Managing extremely large and vanishingly small numbers is fundamental to modern computation. Standard decimal notation becomes impractical when dealing with the vast scales required in fields like astrophysics or quantum mechanics. To handle these complex numerical values efficiently, computers use a system where a number is split into two core components: a precise sequence of digits and a scaling factor. This structural division, known broadly as scientific notation, forms the basis for representing floating-point numbers.
Defining the Components of a Number
Floating-point numbers are represented by separating the numerical value into a mantissa and an exponent. The mantissa, also known as the significand, holds the significant digits of the number, directly determining the available precision. For example, in the number $1.23 \times 10^5$, the mantissa is “1.23.” The exponent serves as the scaling factor, dictating the magnitude of the number. In the same example, the exponent is “5,” indicating that the mantissa is multiplied by the base (ten) raised to the fifth power. This component effectively “floats” the decimal point to the correct position, allowing the same mantissa digits to represent $123,000$ or $0.00123$ simply by changing the exponent.
Normalization and Unique Representation
The fundamental challenge in using the mantissa-exponent pair is that a single number can have multiple valid representations. For instance, $1230$ could be written as $1.23 \times 10^3$ or $12.3 \times 10^2$. This ambiguity is problematic for computation, making accurate comparison inefficient. Engineers solve this problem through normalization, which standardizes the placement of the radix point.

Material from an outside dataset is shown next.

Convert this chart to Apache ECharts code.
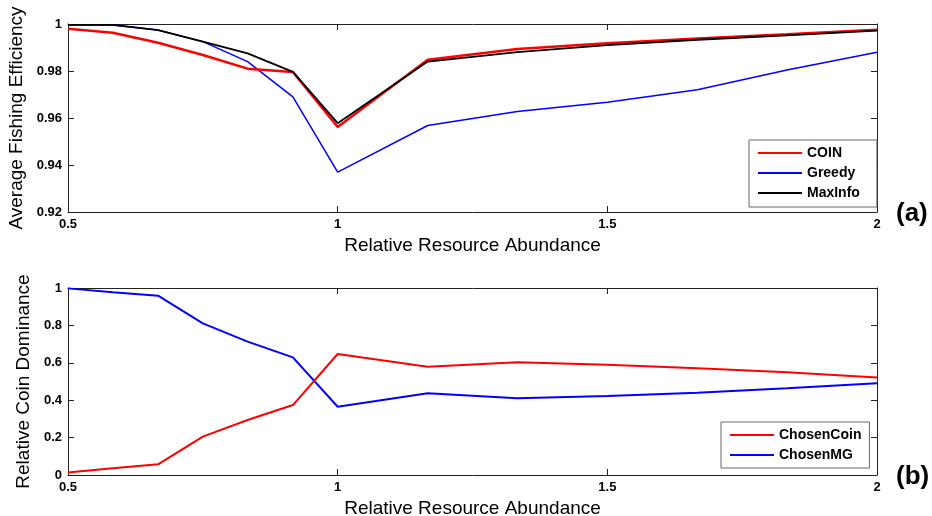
<!DOCTYPE html>
<html>
<head>
<meta charset="utf-8">
<script src="https://cdn.jsdelivr.net/npm/echarts@6/dist/echarts.min.js"></script>
<style>
html,body{margin:0;padding:0;background:#fff;}
#chart{width:932px;height:516px;}
</style>
</head>
<body>
<div id="chart"></div>
<script>
// Top panel (a)
const abundance = [0.5, 0.583, 0.667, 0.75, 0.833, 0.917, 1, 1.167, 1.333, 1.5, 1.667, 1.833, 2];
const coin    = [0.998, 0.9963, 0.992, 0.9868, 0.981, 0.9796, 0.9562, 0.9848, 0.9894, 0.9918, 0.9938, 0.9956, 0.9976];
const greedy  = [0.9996, 0.9996, 0.9974, 0.9925, 0.984, 0.969, 0.937, 0.9568, 0.9628, 0.9667, 0.972, 0.9804, 0.988];
const maxInfo = [0.9996, 0.9996, 0.9974, 0.9925, 0.9875, 0.9796, 0.9578, 0.984, 0.988, 0.991, 0.9933, 0.9952, 0.9972];
// Bottom panel (b)
const chosenCoin = [0.014, 0.036, 0.057, 0.205, 0.294, 0.374, 0.647, 0.579, 0.603, 0.589, 0.571, 0.549, 0.522];
const chosenMG   = [0.998, 0.977, 0.959, 0.811, 0.713, 0.629, 0.365, 0.437, 0.41, 0.423, 0.44, 0.464, 0.49];

const xTitle = 'Relative Resource Abundance';
const yTitleTop = 'Average Fishing Efficiency';
const yTitleBottom = 'Relative Coin Dominance';

const pair = (xs, ys) => xs.map((x, i) => [x, ys[i]]);
const tickFont = {fontFamily: '"Liberation Sans", Arial, sans-serif', fontWeight: 'bold', fontSize: 13, color: '#000'};
const titleFont = {fontFamily: '"Liberation Sans", Arial, sans-serif', fontSize: 19, color: '#000'};
const fmt = v => String(+v.toFixed(2));

function xAx(grid, primary) {
  return {
    type: 'value', gridIndex: grid, min: 0.5, max: 2, interval: 0.5,
    position: primary ? 'bottom' : 'top',
    axisLine: {show: true, onZero: false, lineStyle: {color: '#222', width: 1}},
    axisTick: {show: true, inside: true, length: 6, lineStyle: {color: '#222'}},
    axisLabel: primary ? Object.assign({show: true, margin: 6, formatter: fmt}, tickFont) : {show: false},
    splitLine: {show: false},
    name: primary ? xTitle : '', nameLocation: 'middle', nameGap: 24,
    nameTextStyle: titleFont
  };
}
function yAx(grid, primary, min, max, interval, title) {
  return {
    type: 'value', gridIndex: grid, min: min, max: max, interval: interval,
    position: primary ? 'left' : 'right',
    axisLine: {show: true, onZero: false, lineStyle: {color: '#222', width: 1}},
    axisTick: {show: true, inside: true, length: 6, lineStyle: {color: '#222'}},
    axisLabel: primary ? Object.assign({show: true, margin: 6, formatter: fmt}, tickFont) : {show: false},
    splitLine: {show: false},
    name: primary ? title : '', nameLocation: 'middle', nameGap: 35,
    nameTextStyle: titleFont
  };
}

const chart = echarts.init(document.getElementById('chart'), null, {renderer: 'canvas'});
const legendText = {fontFamily: '"Liberation Sans", Arial, sans-serif', fontWeight: 'bold', fontSize: 14, color: '#000'};
chart.setOption({
  backgroundColor: '#fff',
  animation: false,
  grid: [
    {left: 68, right: 55, top: 24, height: 188, containLabel: false, outerBoundsMode: 'none'},
    {left: 68, right: 55, top: 288, height: 187, containLabel: false, outerBoundsMode: 'none'}
  ],
  xAxis: [xAx(0, true), xAx(0, false), xAx(1, true), xAx(1, false)],
  yAxis: [
    yAx(0, true, 0.92, 1, 0.02, yTitleTop), yAx(0, false, 0.92, 1, 0.02, ''),
    yAx(1, true, 0, 1, 0.2, yTitleBottom), yAx(1, false, 0, 1, 0.2, '')
  ],
  legend: [
    {
      data: ['COIN', 'Greedy', 'MaxInfo'], orient: 'vertical',
      left: 749, top: 140, itemWidth: 44, itemHeight: 2, itemGap: 6, icon: 'rect',
      padding: [6, 17, 7, 9], backgroundColor: '#fff', borderColor: '#666', borderWidth: 1, borderRadius: 0,
      textStyle: legendText, selectedMode: false
    },
    {
      data: ['ChosenCoin', 'ChosenMG'], orient: 'vertical',
      left: 721, top: 422, itemWidth: 44, itemHeight: 2, itemGap: 6, icon: 'rect',
      padding: [6, 8, 6, 9], backgroundColor: '#fff', borderColor: '#666', borderWidth: 1, borderRadius: 0,
      textStyle: legendText, selectedMode: false
    }
  ],
  graphic: [
    {type: 'text', left: 896, top: 201, style: {text: '(a)', font: 'bold 26px "Liberation Sans", Arial, sans-serif', fill: '#000'}},
    {type: 'text', left: 896, top: 464, style: {text: '(b)', font: 'bold 26px "Liberation Sans", Arial, sans-serif', fill: '#000'}}
  ],
  series: [
    {name: 'Greedy', type: 'line', xAxisIndex: 0, yAxisIndex: 0, data: pair(abundance, greedy), showSymbol: false, symbol: 'none', lineStyle: {color: '#0000ff', width: 1.5}, itemStyle: {color: '#0000ff'}, z: 2},
    {name: 'COIN', type: 'line', xAxisIndex: 0, yAxisIndex: 0, data: pair(abundance, coin), showSymbol: false, symbol: 'none', lineStyle: {color: '#ff0000', width: 2.5}, itemStyle: {color: '#ff0000'}, z: 3},
    {name: 'MaxInfo', type: 'line', xAxisIndex: 0, yAxisIndex: 0, data: pair(abundance, maxInfo), showSymbol: false, symbol: 'none', lineStyle: {color: '#000000', width: 1.8}, itemStyle: {color: '#000000'}, z: 4},
    {name: 'ChosenCoin', type: 'line', xAxisIndex: 2, yAxisIndex: 2, data: pair(abundance, chosenCoin), showSymbol: false, symbol: 'none', lineStyle: {color: '#ff0000', width: 2}, itemStyle: {color: '#ff0000'}, z: 3},
    {name: 'ChosenMG', type: 'line', xAxisIndex: 2, yAxisIndex: 2, data: pair(abundance, chosenMG), showSymbol: false, symbol: 'none', lineStyle: {color: '#0000ff', width: 2}, itemStyle: {color: '#0000ff'}, z: 2}
  ]
});
</script>
</body>
</html>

Normalization requires the mantissa to be adjusted until it falls within a defined range, typically between one and the base number. In the decimal system, this means the mantissa must be between one and ten, ensuring only one non-zero digit appears before the decimal point. Adjusting the mantissa requires a corresponding adjustment to the exponent to maintain the original value. This process guarantees that every non-zero number has one unique normalized representation, which is necessary for predictable and accurate arithmetic operations.
Floating-Point Memory Allocation
The principles of normalization are translated into hardware using the IEEE 754 standard for floating-point arithmetic. This standard specifies how a fixed number of bits in computer memory must be partitioned to store the sign, the exponent, and the mantissa (significand). In the widely used single-precision format, a total of 32 bits are allocated: one bit for the sign, eight bits for the exponent, and 23 bits dedicated to the mantissa.

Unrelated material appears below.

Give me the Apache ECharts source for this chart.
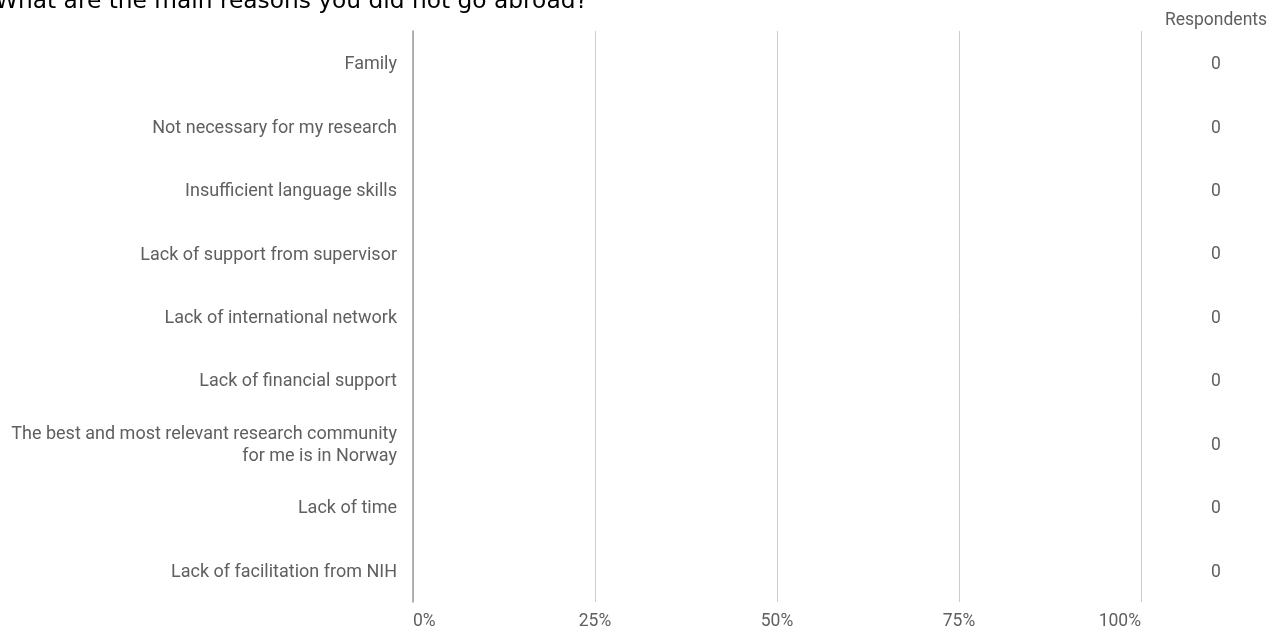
<!DOCTYPE html>
<html>
<head>
<meta charset="utf-8">
<script src="https://cdn.jsdelivr.net/npm/echarts@6/dist/echarts.min.js"></script>
<style>
html,body{margin:0;padding:0;background:#fff;}
#chart{width:1269px;height:630px;}
</style>
</head>
<body>
<div id="chart"></div>
<script>
const titleText = 'What are the main reasons you did not go abroad?';
const categories = [
  'Family',
  'Not necessary for my research',
  'Insufficient language skills',
  'Lack of support from supervisor',
  'Lack of international network',
  'Lack of financial support',
  'The best and most relevant research community\nfor me is in Norway',
  'Lack of time',
  'Lack of facilitation from NIH'
];
const shares = [0, 0, 0, 0, 0, 0, 0, 0, 0];
const respondents = [0, 0, 0, 0, 0, 0, 0, 0, 0];
const xTicks = [0, 0.25, 0.5, 0.75, 1];
const respondentsHeader = 'Respondents';

const labelColor = '#5f5f5f';
const chart = echarts.init(document.getElementById('chart'));
chart.setOption({
  animation: false,
  backgroundColor: '#fff',
  title: {
    text: titleText,
    left: -5,
    top: -10,
    padding: 0,
    textStyle: { fontFamily: 'DejaVu Sans', fontSize: 23.3, fontWeight: 'normal', color: '#000' }
  },
  graphic: [{
    type: 'text',
    x: 1216,
    y: 21,
    style: {
      text: respondentsHeader,
      fill: labelColor,
      font: '17.5px Roboto',
      textAlign: 'center',
      textVerticalAlign: 'middle'
    }
  }],
  grid: [
    { left: 413, right: 128, top: 31, bottom: 28, containLabel: false, outerBoundsMode: 'none' },
    { left: 413, right: 128, top: 33, bottom: 26, containLabel: false, outerBoundsMode: 'none' }
  ],
  xAxis: [{
    type: 'value',
    gridIndex: 0,
    min: xTicks[0],
    max: xTicks[xTicks.length - 1],
    interval: xTicks[1] - xTicks[0],
    axisLine: { show: false },
    axisTick: { show: false },
    splitLine: { show: true, lineStyle: { color: '#cccccc', width: 1 } },
    axisLabel: {
      color: labelColor,
      fontFamily: 'Roboto',
      fontSize: 17.5,
      margin: 11,
      alignMinLabel: 'left',
      alignMaxLabel: 'right',
      formatter: v => Math.round(v * 100) + '%'
    }
  }, {
    type: 'value',
    gridIndex: 1,
    min: xTicks[0],
    max: xTicks[xTicks.length - 1],
    show: false
  }],
  yAxis: [{
    type: 'category',
    gridIndex: 0,
    data: categories,
    inverse: true,
    axisLine: { show: true, lineStyle: { color: '#9e9e9e', width: 1.5 } },
    axisTick: { show: false },
    splitLine: { show: false },
    axisLabel: { show: false }
  }, {
    type: 'category',
    gridIndex: 1,
    data: categories,
    inverse: true,
    axisLine: { show: false },
    axisTick: { show: false },
    splitLine: { show: false },
    axisLabel: {
      color: labelColor,
      fontFamily: 'Roboto',
      fontSize: 18,
      margin: 16,
      lineHeight: 22,
      align: 'right'
    }
  }, {
    type: 'category',
    gridIndex: 1,
    data: respondents.map(String),
    inverse: true,
    position: 'right',
    axisLine: { show: false },
    axisTick: { show: false },
    splitLine: { show: false },
    axisLabel: {
      color: labelColor,
      fontFamily: 'Roboto',
      fontSize: 17.5,
      margin: 75,
      align: 'center'
    }
  }],
  series: [{
    type: 'bar',
    data: shares,
    xAxisIndex: 0,
    yAxisIndex: 0,
    barWidth: '60%',
    itemStyle: { color: '#4285f4' }
  }]
});
</script>
</body>
</html>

Since normalization in the binary system requires the mantissa to be between $1$ and $2$, the most significant bit is always a ‘1’ for any normalized non-zero number. This is known as the “implicit leading bit” convention. Because this leading ‘1’ is guaranteed, it is not actually stored in the 23 allocated bits. This convention effectively grants an extra bit of precision, meaning the mantissa has a total precision of 24 bits. The eight exponent bits are stored with a fixed offset, or bias, to allow for the representation of both positive and negative powers of two without needing a separate sign bit.
The Balance Between Range and Precision
The fixed allocation of bits to the exponent and mantissa creates an inherent trade-off between the range and the precision of the numbers that can be represented. Precision is determined by the number of bits in the mantissa, as more bits allow for finer detail and more significant digits to be stored. Conversely, the range is controlled by the number of bits allocated to the exponent. More exponent bits allow for a greater span of positive and negative powers of the base, enabling the representation of much larger or much smaller magnitudes. The 32-bit single-precision format represents the engineering compromise adopted for performance and memory efficiency.

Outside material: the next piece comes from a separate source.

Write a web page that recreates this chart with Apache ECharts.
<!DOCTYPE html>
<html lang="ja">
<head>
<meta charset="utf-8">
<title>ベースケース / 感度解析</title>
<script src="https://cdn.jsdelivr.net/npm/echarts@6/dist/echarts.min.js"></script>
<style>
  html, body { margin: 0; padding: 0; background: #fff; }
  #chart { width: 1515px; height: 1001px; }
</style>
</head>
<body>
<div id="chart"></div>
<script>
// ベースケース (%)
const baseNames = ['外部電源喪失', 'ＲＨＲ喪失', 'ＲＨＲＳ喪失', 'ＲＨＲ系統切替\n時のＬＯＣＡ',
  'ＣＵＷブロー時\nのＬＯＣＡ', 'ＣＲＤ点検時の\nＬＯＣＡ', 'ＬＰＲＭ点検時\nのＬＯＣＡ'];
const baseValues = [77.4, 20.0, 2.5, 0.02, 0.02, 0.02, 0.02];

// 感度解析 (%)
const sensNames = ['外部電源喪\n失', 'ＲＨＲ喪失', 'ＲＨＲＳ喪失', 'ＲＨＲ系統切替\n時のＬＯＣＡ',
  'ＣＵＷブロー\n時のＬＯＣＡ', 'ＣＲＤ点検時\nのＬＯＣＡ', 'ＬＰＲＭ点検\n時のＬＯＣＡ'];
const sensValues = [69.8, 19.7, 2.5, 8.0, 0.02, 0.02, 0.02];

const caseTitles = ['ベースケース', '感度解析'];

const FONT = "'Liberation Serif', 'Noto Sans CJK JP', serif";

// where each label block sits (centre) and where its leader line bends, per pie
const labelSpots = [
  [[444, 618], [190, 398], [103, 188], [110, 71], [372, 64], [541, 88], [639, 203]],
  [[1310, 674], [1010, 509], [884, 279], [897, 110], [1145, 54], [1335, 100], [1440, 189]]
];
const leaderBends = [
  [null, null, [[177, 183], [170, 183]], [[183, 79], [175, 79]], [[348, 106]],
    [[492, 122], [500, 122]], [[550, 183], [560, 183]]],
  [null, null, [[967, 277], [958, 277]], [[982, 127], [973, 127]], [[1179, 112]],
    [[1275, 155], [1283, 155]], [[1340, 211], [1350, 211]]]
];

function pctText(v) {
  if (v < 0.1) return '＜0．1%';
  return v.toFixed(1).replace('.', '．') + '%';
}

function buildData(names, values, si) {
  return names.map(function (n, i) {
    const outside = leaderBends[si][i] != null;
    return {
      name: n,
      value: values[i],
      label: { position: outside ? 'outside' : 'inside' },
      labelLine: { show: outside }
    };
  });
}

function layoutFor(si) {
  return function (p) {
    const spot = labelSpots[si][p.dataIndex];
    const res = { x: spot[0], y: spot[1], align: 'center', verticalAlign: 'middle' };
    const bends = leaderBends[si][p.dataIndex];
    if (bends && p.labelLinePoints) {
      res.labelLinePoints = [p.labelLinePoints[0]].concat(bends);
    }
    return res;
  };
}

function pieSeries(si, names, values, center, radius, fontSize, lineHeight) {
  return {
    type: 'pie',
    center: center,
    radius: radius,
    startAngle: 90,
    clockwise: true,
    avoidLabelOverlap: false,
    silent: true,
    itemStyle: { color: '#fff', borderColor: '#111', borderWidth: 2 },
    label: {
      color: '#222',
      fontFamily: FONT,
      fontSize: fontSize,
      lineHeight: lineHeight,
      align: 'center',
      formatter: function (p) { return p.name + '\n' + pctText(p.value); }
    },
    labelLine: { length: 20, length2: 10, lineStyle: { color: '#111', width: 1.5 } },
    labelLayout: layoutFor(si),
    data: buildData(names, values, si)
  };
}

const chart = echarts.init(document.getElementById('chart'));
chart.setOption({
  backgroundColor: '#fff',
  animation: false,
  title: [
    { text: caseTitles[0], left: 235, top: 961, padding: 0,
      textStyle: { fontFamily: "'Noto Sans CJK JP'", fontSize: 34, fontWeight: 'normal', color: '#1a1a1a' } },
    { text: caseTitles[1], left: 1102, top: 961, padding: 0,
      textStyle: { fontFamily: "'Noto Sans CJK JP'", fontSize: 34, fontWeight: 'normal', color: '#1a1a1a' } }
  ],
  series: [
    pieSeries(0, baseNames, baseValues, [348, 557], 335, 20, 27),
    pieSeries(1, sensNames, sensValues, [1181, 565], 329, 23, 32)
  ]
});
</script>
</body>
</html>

This finite representation means that not all real numbers can be encoded exactly, leading to floating-point error, often referred to as rounding error. Certain decimal numbers, such as $0.1$, have non-terminating binary representations, which must be truncated to fit the fixed 24-bit mantissa. The resulting small discrepancies are an unavoidable functional limitation of fixed-size floating-point systems and must be accounted for in numerical analysis and computational models.